Lovelock’s grim projections for the 2020s are now playing out in real time. Despite decades of warnings from the scientific community, it is truly remarkable how few people have any idea just how dangerous the situation now facing humanity truly is.
Another visionary, Professor James Hansen, a former director of Nasa and the scientist who alerted the US Congress to the growing dangers of global warming in 1988, warned in recent days that the world is now shifting into a superheated climatic state unlike anything in at least a million years.
We are, Hansen added, “damned fools” for ignoring decades of repeated warnings that this crisis, left unchecked, would destroy human civilisation and much of the natural world.
Research published last month indicates that the vast ocean current known as the Atlantic Meridional Overturning Circulation (Amoc) could collapse as soon as 2025, but most likely by mid-century, with catastrophic consequences for billions of people worldwide.

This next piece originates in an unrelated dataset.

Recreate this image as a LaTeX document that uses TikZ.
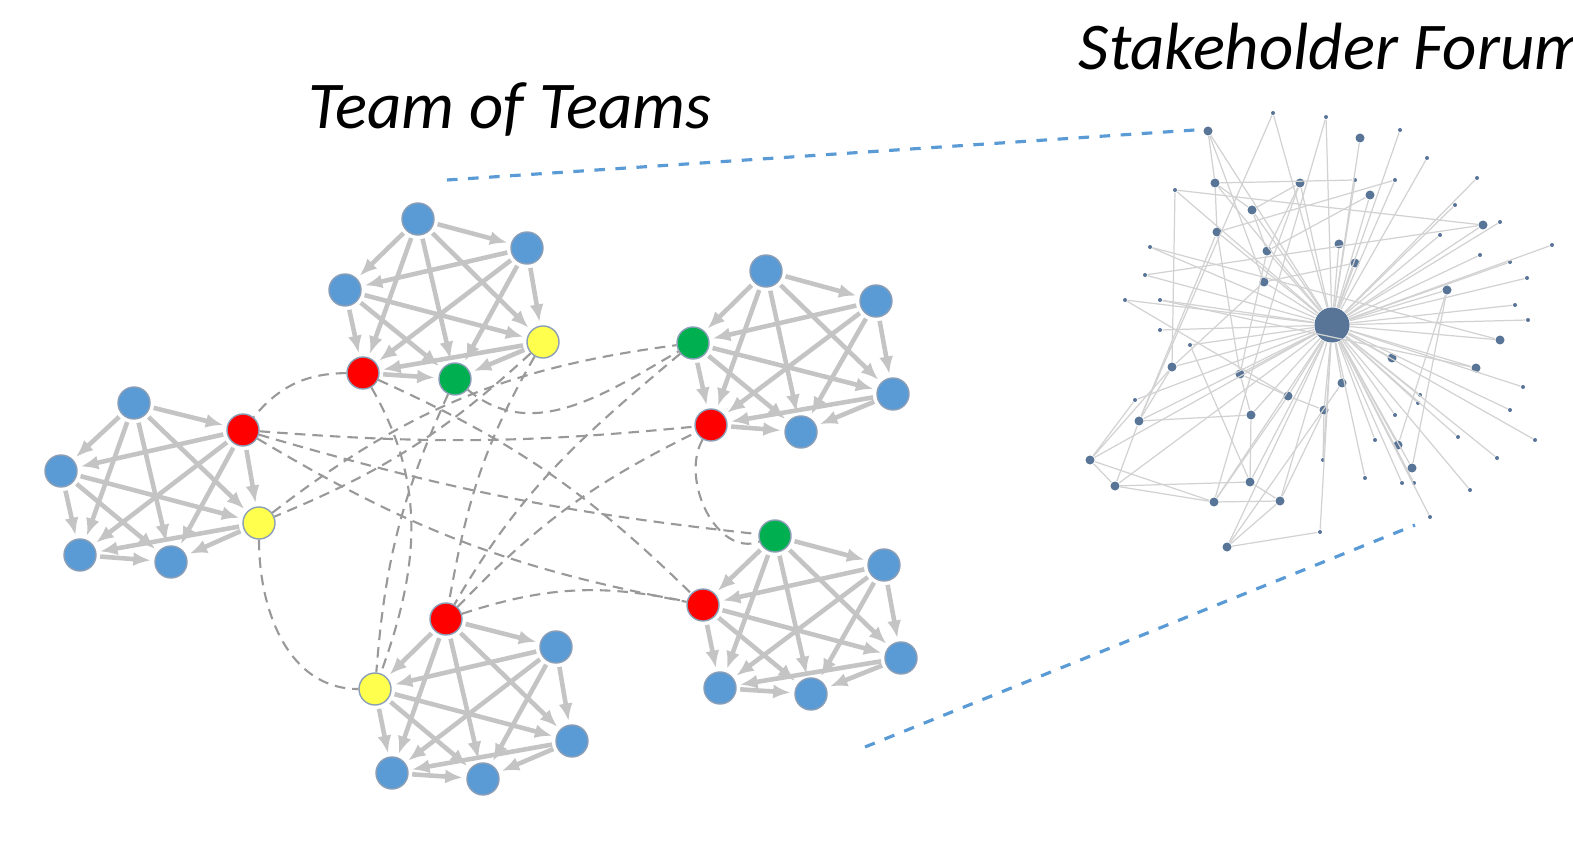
\documentclass[tikz,border=0pt]{standalone}
\usepackage{fontspec}
\setmainfont{Carlito}
\usetikzlibrary{arrows.meta}
\definecolor{nblue}{HTML}{5B9BD5}
\definecolor{nred}{HTML}{FF0000}
\definecolor{ngreen}{HTML}{00B050}
\definecolor{nyellow}{HTML}{FFFF4D}
\definecolor{hubblue}{HTML}{587497}
\definecolor{edgegray}{HTML}{C4C4C4}
\tikzset{
	member/.style={circle, draw=hubblue!70, line width=0.4pt, minimum size=0.32cm, inner sep=0pt},
	link/.style={-{Latex[length=5pt,width=4pt]}, edgegray, line width=1.3pt, shorten >=1pt, shorten <=1pt},
	bridge/.style={densely dashed, gray!80, line width=0.6pt},
	zoomline/.style={dashed, nblue, line width=0.9pt},
	hub/.style={circle, fill=hubblue, inner sep=0pt},
	spoke/.style={gray!35, line width=0.35pt},
	title/.style={font=\itshape\fontsize{19}{22}\selectfont}
}
\begin{document}
\begin{tikzpicture}[x=0.01cm,y=-0.01cm]
	\useasboundingbox (0,0) rectangle (1573,843);
	% Titles
	\node[title] (tt) at (510,110) {Team of Teams};
	\node[title] (sf) at (1333,47) {Stakeholder Forum};
	
	% Stakeholder network
	\node (hub) [hub, minimum size=0.35cm] at (1332,325) {};
	\foreach \p [count=\i] in {(1300,183),(1267,251),(1264,282),(1339,244),(1447,290),(1342,383),(1172,367),(1240,374),(1288,396),(1324,410),(1139,421),(1115,486),(1214,502),(1280,501),(1250,482),(1251,415),(1217,232),(1215,183),(1252,210),(1355,263),(1392,358),(1370,195),(1227,547),(1090,460),(1208,131),(1360,138),(1412,468),(1398,445),(1476,368),(1483,225),(1500,340)}
		\node (m\i) [hub, minimum size=0.09cm] at \p {};
	\foreach \p [count=\i] in {(1273,113),(1326,117),(1400,130),(1355,180),(1427,158),(1395,180),(1477,178),(1500,222),(1510,262),(1527,278),(1528,320),(1523,387),(1510,410),(1497,458),(1535,440),(1470,490),(1430,517),(1414,483),(1458,437),(1402,483),(1320,532),(1323,460),(1365,478),(1418,403),(1175,190),(1150,247),(1160,300),(1125,300),(1145,275),(1190,345),(1135,400),(1160,330),(1552,245),(1515,305),(1480,255),(1420,395),(1395,415),(1375,440),(1440,235),(1455,205)}
		\node (p\i) [hub, minimum size=0.04cm] at \p {};
	\foreach \i in {1,...,31} \draw[spoke] (hub) -- (m\i);
	\foreach \i in {1,...,40} \draw[spoke] (hub) -- (p\i);
	\foreach \a/\b in {1/2,1/3,2/8,3/7,7/11,11/12,12/13,13/14,14/15,15/16,16/8,8/9,9/10,7/24,24/12,11/16,18/19,19/2,25/18,25/3,17/8,17/11,13/9,14/10,24/13,12/15,23/14,5/27,5/28,6/23,20/3,22/2,1/19,18/17}
		\draw[spoke] (m\a) -- (m\b);
	\foreach \a/\b in {25/7,25/30,26/31,27/29,28/9,29/30,30/15,31/24,4/18,6/17,2/13,1/11,21/23,22/10}
		\draw[spoke] (p\a) -- (m\b);
	
	% Teams
	\foreach \team/\members in {a/{(418,219)/nblue,(527,248)/nblue,(345,290)/nblue,(543,342)/nyellow,(363,373)/nred,(455,379)/ngreen},
		b/{(766,271)/nblue,(876,301)/nblue,(693,343)/ngreen,(893,394)/nblue,(711,425)/nred,(801,432)/nblue},
		c/{(134,403)/nblue,(243,430)/nred,(61,471)/nblue,(259,523)/nyellow,(80,555)/nblue,(171,562)/nblue},
		d/{(775,536)/ngreen,(884,565)/nblue,(703,605)/nred,(901,658)/nblue,(720,688)/nblue,(811,694)/nblue},
		e/{(446,619)/nred,(556,647)/nblue,(375,689)/nyellow,(572,741)/nblue,(392,773)/nblue,(483,779)/nblue}}
	{
		\foreach \p/\col [count=\k] in \members
			\node (\team\k) [member, fill=\col] at \p {};
		\foreach \k in {1,...,5}{
			\pgfmathtruncatemacro\nxt{\k+1}
			\foreach \j in {\nxt,...,6}
				\draw[link] (\team\k) -- (\team\j);
		}
	}
	
	% Links between teams
	\draw[bridge] (a5) to[bend right=25] (c2);
	\draw[bridge] (a6) to[out=-40,in=-150] (b3);
	\draw[bridge] (a4) to[bend left=10] (c4);
	\draw[bridge] (a5) to[bend left=10] (d3);
	\draw[bridge] (a5) to[out=-60,in=70] (e3);
	\draw[bridge] (a4) to[out=-120,in=80] (e1);
	\draw[bridge] (c2) to[bend right=5] (b5);
	\draw[bridge] (c2) to[bend right=10] (d3);
	\draw[bridge] (c2) to[bend right=5] (d1);
	\draw[bridge] (c4) to[bend left=15] (b3);
	\draw[bridge] (c4) to[out=-90,in=180] (e3);
	\draw[bridge] (e1) to[bend left=10] (b5);
	\draw[bridge] (e1) to[bend left=15] (d3);
	\draw[bridge] (b5) to[out=-120,in=-160] (d1);
	\draw[bridge] (b3) to[out=-140,in=60] (e1);
	\draw[bridge] (a6) to[bend right=10] (e3);
	
	% Zoom lines
	\coordinate (z1) at (447,180);
	\coordinate (z2) at (1195,130);
	\coordinate (z3) at (865,747);
	\coordinate (z4) at (1415,525);
	\draw[zoomline] (z1) -- (z2);
	\draw[zoomline] (z3) -- (z4);
\end{tikzpicture}
\end{document}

Such a shutdown would likely drastically alter the climate of Ireland, reducing average temperatures by several degrees and wiping out our agricultural systems.
“We have to stop making excuses and do whatever is necessary, no matter how difficult, to preserve the climate system we all depend on”, leading oceanographer Professor Stefan Rahmstorf told me in Dublin in April. Once the Amoc shuts down, then, in human timescales, it’s gone forever, he warned.

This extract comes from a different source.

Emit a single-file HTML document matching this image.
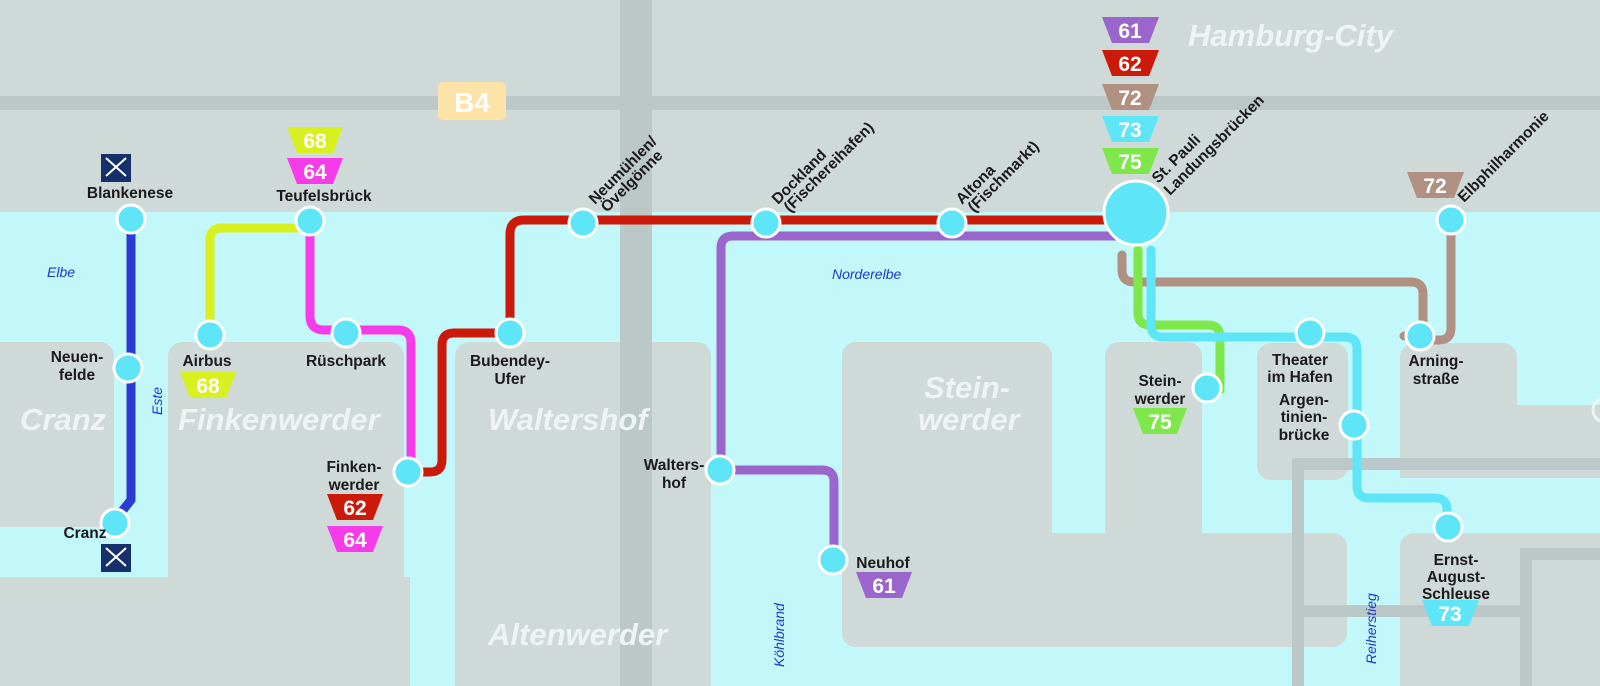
<!DOCTYPE html>
<html><head><meta charset="utf-8"><style>
html,body{margin:0;padding:0;width:1600px;height:686px;overflow:hidden;background:#cfd9d8}
svg{display:block;position:absolute;left:0;top:0}
.st{font:bold 15.5px "Liberation Sans",sans-serif;fill:#1a1a1a}
.pl{font:bold italic 31px "Liberation Sans",sans-serif;fill:#eef3f3}
.wl{font:italic 14px "Liberation Sans",sans-serif;fill:#1a3acc}
.bd{font:bold 21px "Liberation Sans",sans-serif;fill:#fff}
</style></head><body>
<svg width="1600" height="686" viewBox="0 0 1600 686" xmlns="http://www.w3.org/2000/svg">
<rect x="0" y="212" width="1600" height="474" fill="#c2f8fa"/>
<g fill="#cfd9d8">
<rect x="-20" y="342" width="134" height="185" rx="14"/>
<rect x="168" y="342" width="236" height="400" rx="14"/>
<rect x="-20" y="577" width="430" height="120"/>
<rect x="455" y="342" width="256" height="400" rx="14"/>
<rect x="842" y="342" width="210" height="305" rx="14"/>
<rect x="842" y="533" width="505" height="114" rx="14"/>
<rect x="1105" y="342" width="97" height="210" rx="14"/>
<rect x="1257" y="343" width="91" height="137" rx="14"/>
<rect x="1400" y="343" width="117" height="135" rx="14"/>
<rect x="1400" y="405" width="220" height="73"/>
<rect x="1400" y="533" width="220" height="170" rx="14"/>
</g>
<g fill="#bcc8c7">
<rect x="0" y="96" width="1600" height="14"/>
<rect x="620" y="0" width="32" height="686"/>
<rect x="1292" y="458" width="12" height="228"/>
<rect x="1292" y="458" width="308" height="12"/>
<rect x="1303" y="605" width="217" height="12"/>
<rect x="1520" y="548" width="12" height="138"/>
<rect x="1520" y="548" width="80" height="12"/>
</g>
<circle cx="1605" cy="410" r="12" fill="none" stroke="#eef3f3" stroke-width="3"/>
<rect x="438" y="82" width="68" height="38" rx="5" fill="#fde3a8"/>
<text x="472" y="112" text-anchor="middle" font-family="Liberation Sans" font-weight="bold" font-size="28" fill="#fff">B4</text>
<text class="pl" x="20" y="430">Cranz</text>
<text class="pl" x="178" y="430">Finkenwerder</text>
<text class="pl" x="488" y="430">Waltershof</text>
<text class="pl" x="924" y="398">Stein-</text>
<text class="pl" x="918" y="430">werder</text>
<text class="pl" x="488" y="645">Altenwerder</text>
<text class="pl" x="1188" y="46" font-size="28">Hamburg-City</text>
<text class="wl" x="47" y="277">Elbe</text>
<text class="wl" x="162" y="415" transform="rotate(-90 162 415)">Este</text>
<text class="wl" x="832" y="279">Norderelbe</text>
<text class="wl" x="784" y="667" transform="rotate(-90 784 667)">Köhlbrand</text>
<text class="wl" x="1376" y="664" transform="rotate(-90 1376 664)">Reiherstieg</text>
<g fill="none" stroke-width="9" stroke-linejoin="round" stroke-linecap="round">
<path d="M131 218 V500 L115 520" stroke="#2a3bd6"/>
<path d="M307 228 H222 Q210 228 210 240 V335" stroke="#d8f020"/>
<path d="M310 220 V316 Q310 330 324 330 H398 Q411 330 411 343 V472" stroke="#f53ce8"/>
<path d="M411 472 H430 Q442 472 442 460 V345 Q442 333 454 333 H510 V234 Q510 220 524 220 H1120" stroke="#cc1a0a"/>
<path d="M1120 236 H733 Q721 236 721 248 V470 H822 Q834 470 834 482 V558" stroke="#9a66cc"/>
<path d="M1122 255 V270 Q1122 282 1134 282 H1411 Q1423 282 1423 294 V326 Q1423 336 1412 336 H1404" stroke="#b09080"/>
<path d="M1451 220 V328 Q1451 340 1439 340 H1421" stroke="#b09080"/>
<path d="M1138 250 V313 Q1138 325 1150 325 H1208 Q1220 325 1220 337 V390" stroke="#7ee84a"/>
<path d="M1151 250 V325 Q1151 337 1163 337 H1345 Q1357 337 1357 349 V486 Q1357 498 1369 498 H1435 Q1447 498 1447 510 V528" stroke="#5ee6f8"/>
</g>
<g fill="#5fe5f8" stroke="#fff" stroke-width="3">
<circle cx="131" cy="219" r="14"/><circle cx="128" cy="368" r="14"/><circle cx="115" cy="523" r="14"/>
<circle cx="310" cy="221" r="14"/><circle cx="210" cy="335" r="14"/><circle cx="346" cy="333" r="14"/>
<circle cx="408" cy="472" r="14"/><circle cx="510" cy="333" r="14"/>
<circle cx="583" cy="223" r="14"/><circle cx="766" cy="223" r="14"/><circle cx="952" cy="223" r="14"/>
<circle cx="720" cy="470" r="14"/><circle cx="833" cy="560" r="14"/>
<circle cx="1207" cy="388" r="14"/><circle cx="1310" cy="333" r="14"/><circle cx="1354" cy="425" r="14"/>
<circle cx="1420" cy="336" r="14"/><circle cx="1451" cy="220" r="14"/><circle cx="1448" cy="527" r="14"/>
<circle cx="1136" cy="213" r="32"/>
</g>
<g>
<path d="M287 127 h56 l-10 26 h-36 z" fill="#d8f020"/><text class="bd" x="315" y="148" text-anchor="middle">68</text>
<path d="M287 158 h56 l-10 26 h-36 z" fill="#f53ce8"/><text class="bd" x="315" y="179" text-anchor="middle">64</text>
<path d="M180 372 h56 l-10 26 h-36 z" fill="#d8f020"/><text class="bd" x="208" y="393" text-anchor="middle">68</text>
<path d="M327 494 h56 l-10 26 h-36 z" fill="#cc1a0a"/><text class="bd" x="355" y="515" text-anchor="middle">62</text>
<path d="M327 526 h56 l-10 26 h-36 z" fill="#f53ce8"/><text class="bd" x="355" y="547" text-anchor="middle">64</text>
<path d="M856 572 h56 l-10 26 h-36 z" fill="#9a66cc"/><text class="bd" x="884" y="593" text-anchor="middle">61</text>
<path d="M1102 17 h57 l-10 26 h-37 z" fill="#9a66cc"/><text class="bd" x="1130" y="38" text-anchor="middle">61</text>
<path d="M1102 50 h57 l-10 26 h-37 z" fill="#cc1a0a"/><text class="bd" x="1130" y="71" text-anchor="middle">62</text>
<path d="M1102 84 h57 l-10 26 h-37 z" fill="#b09080"/><text class="bd" x="1130" y="105" text-anchor="middle">72</text>
<path d="M1102 116 h57 l-10 26 h-37 z" fill="#5ee6f8"/><text class="bd" x="1130" y="137" text-anchor="middle">73</text>
<path d="M1102 148 h57 l-10 26 h-37 z" fill="#7ee84a"/><text class="bd" x="1130" y="169" text-anchor="middle">75</text>
<path d="M1133 408 h54 l-10 26 h-34 z" fill="#7ee84a"/><text class="bd" x="1160" y="429" text-anchor="middle">75</text>
<path d="M1407 172 h57 l-10 26 h-37 z" fill="#b09080"/><text class="bd" x="1435" y="193" text-anchor="middle">72</text>
<path d="M1422 600 h57 l-10 26 h-37 z" fill="#5ee6f8"/><text class="bd" x="1450" y="621" text-anchor="middle">73</text>
</g>
<g>
<rect x="101" y="154" width="30" height="28" fill="#15306a"/>
<path d="M106 176 L126 158 M126 176 L106 158" stroke="#fff" stroke-width="2"/>
<rect x="101" y="544" width="30" height="28" fill="#15306a"/>
<path d="M106 566 L126 548 M126 566 L106 548" stroke="#fff" stroke-width="2"/>
</g>
<text class="st" x="130" y="198" text-anchor="middle">Blankenese</text>
<text class="st" x="77" y="362" text-anchor="middle">Neuen-</text><text class="st" x="77" y="380" text-anchor="middle">felde</text>
<text class="st" x="85" y="538" text-anchor="middle">Cranz</text>
<text class="st" x="324" y="201" text-anchor="middle">Teufelsbrück</text>
<text class="st" x="207" y="366" text-anchor="middle">Airbus</text>
<text class="st" x="346" y="366" text-anchor="middle">Rüschpark</text>
<text class="st" x="354" y="472" text-anchor="middle">Finken-</text><text class="st" x="354" y="490" text-anchor="middle">werder</text>
<text class="st" x="510" y="366" text-anchor="middle">Bubendey-</text><text class="st" x="510" y="384" text-anchor="middle">Ufer</text>
<text class="st" x="674" y="470" text-anchor="middle">Walters-</text><text class="st" x="674" y="488" text-anchor="middle">hof</text>
<text class="st" x="883" y="568" text-anchor="middle">Neuhof</text>
<text class="st" x="1160" y="386" text-anchor="middle">Stein-</text><text class="st" x="1160" y="404" text-anchor="middle">werder</text>
<text class="st" x="1300" y="365" text-anchor="middle">Theater</text><text class="st" x="1300" y="382" text-anchor="middle">im Hafen</text>
<text class="st" x="1304" y="405" text-anchor="middle">Argen-</text><text class="st" x="1304" y="422" text-anchor="middle">tinien-</text><text class="st" x="1304" y="440" text-anchor="middle">brücke</text>
<text class="st" x="1436" y="366" text-anchor="middle">Arning-</text><text class="st" x="1436" y="384" text-anchor="middle">straße</text>
<text class="st" x="1456" y="565" text-anchor="middle">Ernst-</text><text class="st" x="1456" y="582" text-anchor="middle">August-</text><text class="st" x="1456" y="599" text-anchor="middle">Schleuse</text>
<g class="st">
<text transform="translate(595 205) rotate(-45)">Neumühlen/</text>
<text transform="translate(607 213) rotate(-45)">Övelgönne</text>
<text transform="translate(778 205) rotate(-45)">Dockland</text>
<text transform="translate(790 213) rotate(-45)">(Fischereihafen)</text>
<text transform="translate(962 205) rotate(-45)">Altona</text>
<text transform="translate(974 213) rotate(-45)">(Fischmarkt)</text>
<text transform="translate(1158 184) rotate(-45)">St. Pauli</text>
<text transform="translate(1170 196) rotate(-45)">Landungsbrücken</text>
<text transform="translate(1464 203) rotate(-45)">Elbphilharmonie</text>
</g>
</svg>
</body></html>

Meanwhile, deep in the southern hemisphere’s winter, an entire continent is beginning to awaken from aeons of frozen slumber. Antarctic sea ice has fallen to an all-time low, and it now covers an area 2.5 million square kilometres below average.
Scientists describe this drastic ice loss as at least a “five-sigma” event, meaning that under normal conditions, you would expect a winter ice melt event of this magnitude only once every 7.5 million years. “To say this is unprecedented isn’t strong enough”, said the oceanographer Edward Doddridge. “It’s gobsmacking”.

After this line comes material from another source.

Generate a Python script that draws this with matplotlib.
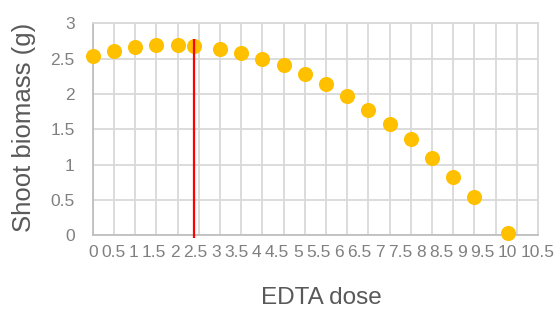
import matplotlib
matplotlib.use("Agg")
import matplotlib.pyplot as plt
import numpy as np

# Data
edta_dose = [0, 0.5, 1, 1.5, 2, 2.4, 3, 3.5, 4, 4.5, 5, 5.5, 6, 6.5, 7, 7.5, 8, 8.5, 9, 9.8]
shoot_biomass = [2.54, 2.61, 2.67, 2.69, 2.69, 2.68, 2.64, 2.58, 2.50, 2.41,
                 2.28, 2.14, 1.97, 1.78, 1.58, 1.36, 1.10, 0.83, 0.54, 0.03]
optimum_dose = 2.4
optimum_top = 2.78
x_tick_values = [i * 0.5 for i in range(22)]
x_tick_labels = ["0", "0.5", "1", "1.5", "2", "2.5", "3", "3.5", "4", "4.5", "5",
                 "5.5", "6", "6.5", "7", "7.5", "8", "8.5", "9", "9.5", "10", "10.5"]
y_ticks = [0, 0.5, 1, 1.5, 2, 2.5, 3]
y_tick_labels = ["0", "0.5", "1", "1.5", "2", "2.5", "3"]

plt.rcParams['font.family'] = ['Liberation Sans', 'DejaVu Sans']
W, H = 556, 311
fig = plt.figure(figsize=(W / 100, H / 100), dpi=100)
ax = fig.add_axes([92.7 / W, 1 - 235.3 / H, (538 - 92.7) / W, (235.3 - 23.3) / H])

grid_c = '#d9d9d9'
text_c = '#595959'
tick_c = '#808080'
ax.set_xlim(0, 10.5)
ax.set_ylim(0, 3)
ax.set_xticks(x_tick_values)
ax.set_xticklabels([])
ax.set_yticks(y_ticks)
ax.set_yticklabels(y_tick_labels, fontsize=12.5, color=tick_c)
ax.tick_params(axis='both', length=0)
ax.tick_params(axis='y', pad=13)
ax.grid(True, color=grid_c, linewidth=1.3)
ax.set_axisbelow(True)
for s in ax.spines.values():
    s.set_color(grid_c)
    s.set_linewidth(1.3)
ax.spines['left'].set_color('#bfbfbf')
ax.spines['bottom'].set_color('#bfbfbf')

ax.scatter(edta_dose, shoot_biomass, s=118, color='#FFC000', zorder=3, clip_on=False,
           linewidths=0)
ax.plot([optimum_dose, optimum_dose], [-0.04, optimum_top], color='#FF0000', lw=1.6,
        zorder=4, clip_on=False, solid_capstyle='butt')

# x tick labels laid out justified between first and last tick (as in reference)
fig.canvas.draw()
r = fig.canvas.get_renderer()
fs = 12.5
tmp = [fig.text(0, 0, t, fontsize=fs) for t in x_tick_labels]
widths = [t.get_window_extent(r).width for t in tmp]
for t in tmp:
    t.remove()
x0 = ax.transData.transform((x_tick_values[0], 0))[0]
x1 = ax.transData.transform((x_tick_values[-1], 0))[0]
span = (x1 - x0) + widths[0] / 2 + widths[-1] / 2
gap = (span - sum(widths)) / (len(widths) - 1)
cur = x0 - widths[0] / 2
ybase = ax.transAxes.transform((0, 0))[1] - 10
for lab, w in zip(x_tick_labels, widths):
    fig.text((cur + w / 2) / W, ybase / H, lab, fontsize=fs, color=tick_c,
             ha='center', va='top')
    cur += w + gap

fig.text(24 / W, 1 - 127 / H, 'Shoot biomass (g)', fontsize=18.5, color=text_c,
         rotation=90, ha='center', va='center')
fig.text((92.7 + 538) / 2 / W + 0.01, 1 - 298 / H, 'EDTA dose', fontsize=17.5,
         color=text_c, ha='center', va='center')

fig.savefig('out.png', dpi=100)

And then there are the heat waves. The hottest day on Earth for probably 125,000 years occurred at the beginning of July. Both June and July 2023 are now confirmed to be the hottest months ever recorded. Heat waves are rapidly increasing, both in frequency and ferocity. The northern hemisphere has been battered by contiguous extreme heat waves covering much of North America, Europe and large areas of Asia.
Neither have the oceans been spared. A marine heatwave is currently affecting an area of the North Atlantic Ocean covering around 40 million square kilometres, an area four times larger than Europe.
Seven Hiroshimas
The world’s oceans are accumulating the equivalent of the energy of seven Hiroshima bombs per second. That’s around 220 million Hiroshimas in excess energy each year. This is the fuel for future weather extremes unlike anything endured by modern humans.
Apart from the obvious misery and danger to humans and other animals, droughts, heat waves and floods are also fast degrading global food systems. What few seem to grasp is that all this dangerous disruption is a result of a global average temperature increase of barely 1.2°C.
Once we breach the 1.5°C and 2°C thresholds, planetary tipping points from Amoc collapse to the disintegration of the Greenland and west Antarctic ice packs, to the disappearance of Arctic sea ice cover in summer begin to kick in. Any one of these events will potentially redraw the map of the world. And as one planetary domino falls, it pulls other seemingly stable systems down with it.
These are what scientists call non-linear events. In other words, things get much worse far more quickly than societies can possibly adapt to. Our tragic failure to act commits us to a near future of mass migration, famine, economic collapse, violence and political and social breakdown.
We still have choices, though years of delay mean all the easy options are long gone. We now have to choose between wrenching austerity in order to drastically cut emissions, or carrying on regardless and letting the sixth mass extinction run its course.
For once, let’s be brutally honest: we’ve already chosen, haven’t we?